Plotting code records
:::::
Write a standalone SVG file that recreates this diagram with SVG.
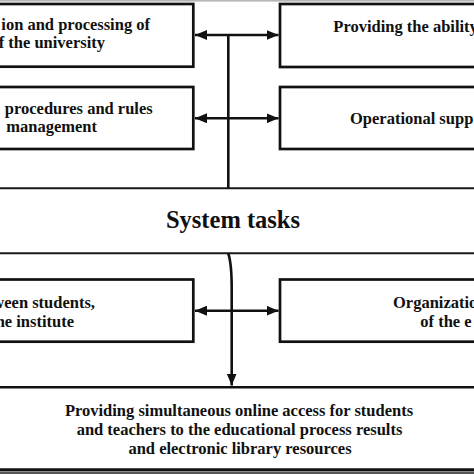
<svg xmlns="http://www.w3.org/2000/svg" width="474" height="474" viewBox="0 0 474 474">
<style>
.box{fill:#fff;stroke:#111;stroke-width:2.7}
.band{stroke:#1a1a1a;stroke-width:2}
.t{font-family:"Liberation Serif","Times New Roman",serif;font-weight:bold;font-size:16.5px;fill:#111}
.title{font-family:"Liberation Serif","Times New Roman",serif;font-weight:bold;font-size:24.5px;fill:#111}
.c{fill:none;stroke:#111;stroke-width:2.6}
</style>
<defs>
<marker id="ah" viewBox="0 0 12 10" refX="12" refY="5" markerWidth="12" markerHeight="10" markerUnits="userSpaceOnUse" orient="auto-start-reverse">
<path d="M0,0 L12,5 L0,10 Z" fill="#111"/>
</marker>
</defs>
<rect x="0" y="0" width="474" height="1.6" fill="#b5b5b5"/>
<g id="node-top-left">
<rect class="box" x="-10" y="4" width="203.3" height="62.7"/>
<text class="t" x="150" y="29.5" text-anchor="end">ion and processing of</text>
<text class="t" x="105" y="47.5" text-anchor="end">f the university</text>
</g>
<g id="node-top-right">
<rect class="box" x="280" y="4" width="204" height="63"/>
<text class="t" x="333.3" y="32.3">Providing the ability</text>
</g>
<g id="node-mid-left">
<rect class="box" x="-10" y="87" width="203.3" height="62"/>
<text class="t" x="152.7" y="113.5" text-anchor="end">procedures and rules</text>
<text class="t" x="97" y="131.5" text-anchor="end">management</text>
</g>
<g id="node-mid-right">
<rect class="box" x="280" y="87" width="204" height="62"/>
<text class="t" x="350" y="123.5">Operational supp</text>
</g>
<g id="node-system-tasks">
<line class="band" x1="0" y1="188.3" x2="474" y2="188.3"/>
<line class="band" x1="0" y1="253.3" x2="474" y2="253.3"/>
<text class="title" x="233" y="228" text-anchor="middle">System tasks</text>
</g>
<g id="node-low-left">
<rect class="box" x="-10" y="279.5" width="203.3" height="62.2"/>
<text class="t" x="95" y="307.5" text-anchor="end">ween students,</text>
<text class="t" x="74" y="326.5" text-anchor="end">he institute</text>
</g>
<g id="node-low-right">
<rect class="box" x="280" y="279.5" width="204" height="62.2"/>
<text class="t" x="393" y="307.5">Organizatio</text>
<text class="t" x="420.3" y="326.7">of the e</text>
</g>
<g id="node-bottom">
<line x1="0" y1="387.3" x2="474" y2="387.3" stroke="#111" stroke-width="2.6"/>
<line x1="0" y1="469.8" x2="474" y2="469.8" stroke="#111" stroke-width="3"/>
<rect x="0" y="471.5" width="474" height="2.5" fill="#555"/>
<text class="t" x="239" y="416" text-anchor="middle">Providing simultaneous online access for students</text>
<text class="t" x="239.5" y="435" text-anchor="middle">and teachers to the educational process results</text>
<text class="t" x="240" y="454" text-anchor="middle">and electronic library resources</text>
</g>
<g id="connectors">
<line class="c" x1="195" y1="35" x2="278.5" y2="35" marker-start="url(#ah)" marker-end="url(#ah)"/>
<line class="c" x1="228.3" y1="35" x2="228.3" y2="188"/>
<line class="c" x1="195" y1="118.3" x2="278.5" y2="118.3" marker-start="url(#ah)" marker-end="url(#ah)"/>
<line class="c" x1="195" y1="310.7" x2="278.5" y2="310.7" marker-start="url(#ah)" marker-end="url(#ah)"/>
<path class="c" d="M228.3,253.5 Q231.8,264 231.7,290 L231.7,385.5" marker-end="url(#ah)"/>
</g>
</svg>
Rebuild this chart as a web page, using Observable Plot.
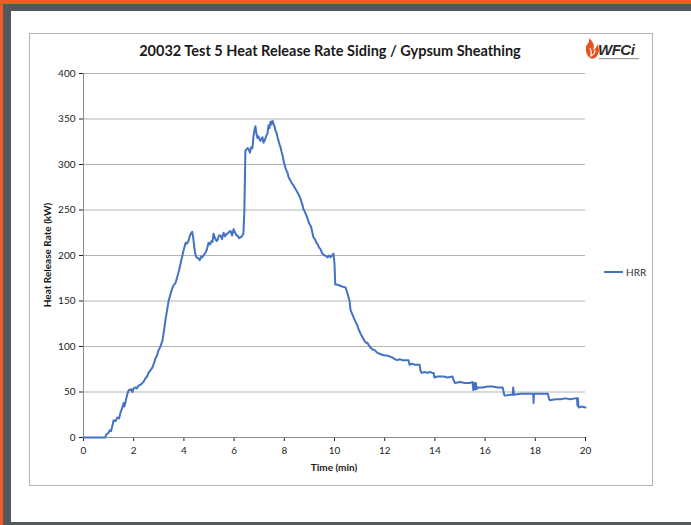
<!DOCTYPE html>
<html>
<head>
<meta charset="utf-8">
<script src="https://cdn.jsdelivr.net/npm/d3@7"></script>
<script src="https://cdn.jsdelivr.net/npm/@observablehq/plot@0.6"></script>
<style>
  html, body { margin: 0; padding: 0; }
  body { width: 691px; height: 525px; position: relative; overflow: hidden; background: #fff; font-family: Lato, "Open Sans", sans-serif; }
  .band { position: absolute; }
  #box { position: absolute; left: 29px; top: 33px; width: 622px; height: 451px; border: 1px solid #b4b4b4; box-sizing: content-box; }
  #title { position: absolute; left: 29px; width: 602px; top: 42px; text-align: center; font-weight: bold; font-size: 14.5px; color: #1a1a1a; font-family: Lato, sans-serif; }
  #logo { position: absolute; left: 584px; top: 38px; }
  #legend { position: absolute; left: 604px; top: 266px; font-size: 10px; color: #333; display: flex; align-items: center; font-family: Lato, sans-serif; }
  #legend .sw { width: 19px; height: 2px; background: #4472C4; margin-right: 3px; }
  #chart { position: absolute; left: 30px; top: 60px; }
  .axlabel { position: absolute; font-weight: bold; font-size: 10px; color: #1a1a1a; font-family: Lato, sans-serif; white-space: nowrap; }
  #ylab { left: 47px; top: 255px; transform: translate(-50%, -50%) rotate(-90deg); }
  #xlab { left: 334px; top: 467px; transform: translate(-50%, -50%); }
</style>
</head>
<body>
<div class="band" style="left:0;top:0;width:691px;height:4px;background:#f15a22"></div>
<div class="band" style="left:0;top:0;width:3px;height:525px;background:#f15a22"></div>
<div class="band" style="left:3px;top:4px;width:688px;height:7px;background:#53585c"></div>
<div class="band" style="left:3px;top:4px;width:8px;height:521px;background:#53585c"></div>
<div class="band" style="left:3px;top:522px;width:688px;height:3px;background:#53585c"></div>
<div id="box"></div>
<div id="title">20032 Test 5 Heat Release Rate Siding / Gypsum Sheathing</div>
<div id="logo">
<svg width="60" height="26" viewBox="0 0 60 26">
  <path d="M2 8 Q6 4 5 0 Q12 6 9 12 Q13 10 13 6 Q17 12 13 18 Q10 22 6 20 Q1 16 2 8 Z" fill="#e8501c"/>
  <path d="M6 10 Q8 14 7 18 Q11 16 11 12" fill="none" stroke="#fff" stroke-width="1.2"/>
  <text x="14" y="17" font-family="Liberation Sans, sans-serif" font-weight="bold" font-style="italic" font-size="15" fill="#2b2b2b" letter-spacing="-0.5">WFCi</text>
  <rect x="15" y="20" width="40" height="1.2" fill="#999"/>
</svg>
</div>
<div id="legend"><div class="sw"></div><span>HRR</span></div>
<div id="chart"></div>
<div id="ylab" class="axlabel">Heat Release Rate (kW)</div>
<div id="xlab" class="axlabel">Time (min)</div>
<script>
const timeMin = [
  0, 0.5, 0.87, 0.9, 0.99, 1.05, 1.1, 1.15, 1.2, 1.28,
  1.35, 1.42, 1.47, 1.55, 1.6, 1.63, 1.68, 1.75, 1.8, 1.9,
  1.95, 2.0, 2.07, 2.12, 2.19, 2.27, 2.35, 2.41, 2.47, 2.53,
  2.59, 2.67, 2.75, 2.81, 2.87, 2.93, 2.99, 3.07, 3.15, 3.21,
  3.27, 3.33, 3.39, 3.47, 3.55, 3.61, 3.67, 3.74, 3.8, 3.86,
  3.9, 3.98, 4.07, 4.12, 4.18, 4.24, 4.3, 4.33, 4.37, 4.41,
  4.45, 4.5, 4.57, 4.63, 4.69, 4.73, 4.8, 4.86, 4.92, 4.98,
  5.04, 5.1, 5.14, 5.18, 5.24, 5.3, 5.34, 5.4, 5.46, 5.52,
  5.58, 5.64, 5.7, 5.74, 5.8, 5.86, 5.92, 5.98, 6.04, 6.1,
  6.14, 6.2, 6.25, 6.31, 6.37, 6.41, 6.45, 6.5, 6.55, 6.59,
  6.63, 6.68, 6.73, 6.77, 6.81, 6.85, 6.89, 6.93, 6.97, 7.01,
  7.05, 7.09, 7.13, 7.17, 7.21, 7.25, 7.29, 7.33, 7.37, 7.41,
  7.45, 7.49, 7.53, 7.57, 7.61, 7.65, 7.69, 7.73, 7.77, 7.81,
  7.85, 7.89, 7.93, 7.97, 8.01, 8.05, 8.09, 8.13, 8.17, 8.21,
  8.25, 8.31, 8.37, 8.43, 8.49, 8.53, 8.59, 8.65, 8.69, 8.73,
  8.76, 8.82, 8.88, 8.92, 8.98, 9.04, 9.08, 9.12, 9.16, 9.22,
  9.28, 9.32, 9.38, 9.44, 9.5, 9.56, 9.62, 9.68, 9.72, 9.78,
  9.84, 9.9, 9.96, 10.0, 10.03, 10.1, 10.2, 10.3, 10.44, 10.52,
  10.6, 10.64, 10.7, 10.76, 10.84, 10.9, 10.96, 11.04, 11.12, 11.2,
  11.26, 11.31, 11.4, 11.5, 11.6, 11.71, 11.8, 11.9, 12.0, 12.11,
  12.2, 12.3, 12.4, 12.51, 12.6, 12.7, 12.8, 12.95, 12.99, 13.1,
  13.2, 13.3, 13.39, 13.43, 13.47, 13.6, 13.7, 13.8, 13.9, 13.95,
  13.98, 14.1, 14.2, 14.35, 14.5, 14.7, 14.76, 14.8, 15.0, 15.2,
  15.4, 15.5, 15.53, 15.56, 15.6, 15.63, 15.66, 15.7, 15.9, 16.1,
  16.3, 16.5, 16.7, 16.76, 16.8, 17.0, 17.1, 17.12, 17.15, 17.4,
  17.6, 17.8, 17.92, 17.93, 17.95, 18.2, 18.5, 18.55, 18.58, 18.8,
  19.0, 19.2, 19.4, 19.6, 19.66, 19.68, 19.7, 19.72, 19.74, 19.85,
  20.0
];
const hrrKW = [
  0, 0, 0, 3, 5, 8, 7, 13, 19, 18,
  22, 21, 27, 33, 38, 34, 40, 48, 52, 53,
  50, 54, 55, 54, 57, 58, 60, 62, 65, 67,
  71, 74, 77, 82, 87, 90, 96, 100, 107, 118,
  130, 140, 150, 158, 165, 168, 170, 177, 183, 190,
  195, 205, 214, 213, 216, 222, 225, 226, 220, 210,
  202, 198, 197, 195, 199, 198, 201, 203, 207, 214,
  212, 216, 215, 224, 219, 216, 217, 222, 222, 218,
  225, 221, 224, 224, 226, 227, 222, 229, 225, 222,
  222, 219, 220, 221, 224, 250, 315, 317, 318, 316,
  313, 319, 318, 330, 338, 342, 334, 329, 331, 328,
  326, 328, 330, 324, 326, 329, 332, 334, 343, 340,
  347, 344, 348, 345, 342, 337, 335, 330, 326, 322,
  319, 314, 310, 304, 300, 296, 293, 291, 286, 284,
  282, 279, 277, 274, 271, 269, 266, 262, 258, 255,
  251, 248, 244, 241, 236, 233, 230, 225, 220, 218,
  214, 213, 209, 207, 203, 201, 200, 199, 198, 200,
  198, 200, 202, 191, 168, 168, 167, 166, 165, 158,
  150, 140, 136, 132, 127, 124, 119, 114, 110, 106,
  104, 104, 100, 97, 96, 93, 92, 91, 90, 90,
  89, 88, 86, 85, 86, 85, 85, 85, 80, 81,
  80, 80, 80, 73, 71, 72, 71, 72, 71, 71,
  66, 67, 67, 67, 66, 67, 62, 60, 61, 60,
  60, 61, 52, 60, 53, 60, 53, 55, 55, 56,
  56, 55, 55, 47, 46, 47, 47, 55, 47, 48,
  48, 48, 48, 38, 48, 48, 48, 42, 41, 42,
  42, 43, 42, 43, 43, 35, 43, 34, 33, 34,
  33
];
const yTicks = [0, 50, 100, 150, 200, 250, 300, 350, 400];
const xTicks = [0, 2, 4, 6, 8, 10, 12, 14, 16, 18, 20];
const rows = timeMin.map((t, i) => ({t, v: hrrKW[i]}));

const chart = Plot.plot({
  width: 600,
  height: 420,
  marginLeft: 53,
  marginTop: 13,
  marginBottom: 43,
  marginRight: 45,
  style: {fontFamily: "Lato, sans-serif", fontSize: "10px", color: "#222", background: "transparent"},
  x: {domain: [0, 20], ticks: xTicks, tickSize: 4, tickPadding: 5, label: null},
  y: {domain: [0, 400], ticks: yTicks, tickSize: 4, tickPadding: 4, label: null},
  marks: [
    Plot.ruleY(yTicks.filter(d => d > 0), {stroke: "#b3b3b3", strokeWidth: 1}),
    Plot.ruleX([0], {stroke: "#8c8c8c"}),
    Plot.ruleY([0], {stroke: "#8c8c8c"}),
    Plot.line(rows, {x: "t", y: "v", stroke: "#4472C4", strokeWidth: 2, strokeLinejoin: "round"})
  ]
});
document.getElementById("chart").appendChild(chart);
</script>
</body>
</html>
:::::
Your task
Find and copy every line in the entries above where the string "this" occurs.

Solved exercise
Write a standalone SVG file that recreates this diagram with SVG.
Rebuild this chart as a web page, using Observable Plot.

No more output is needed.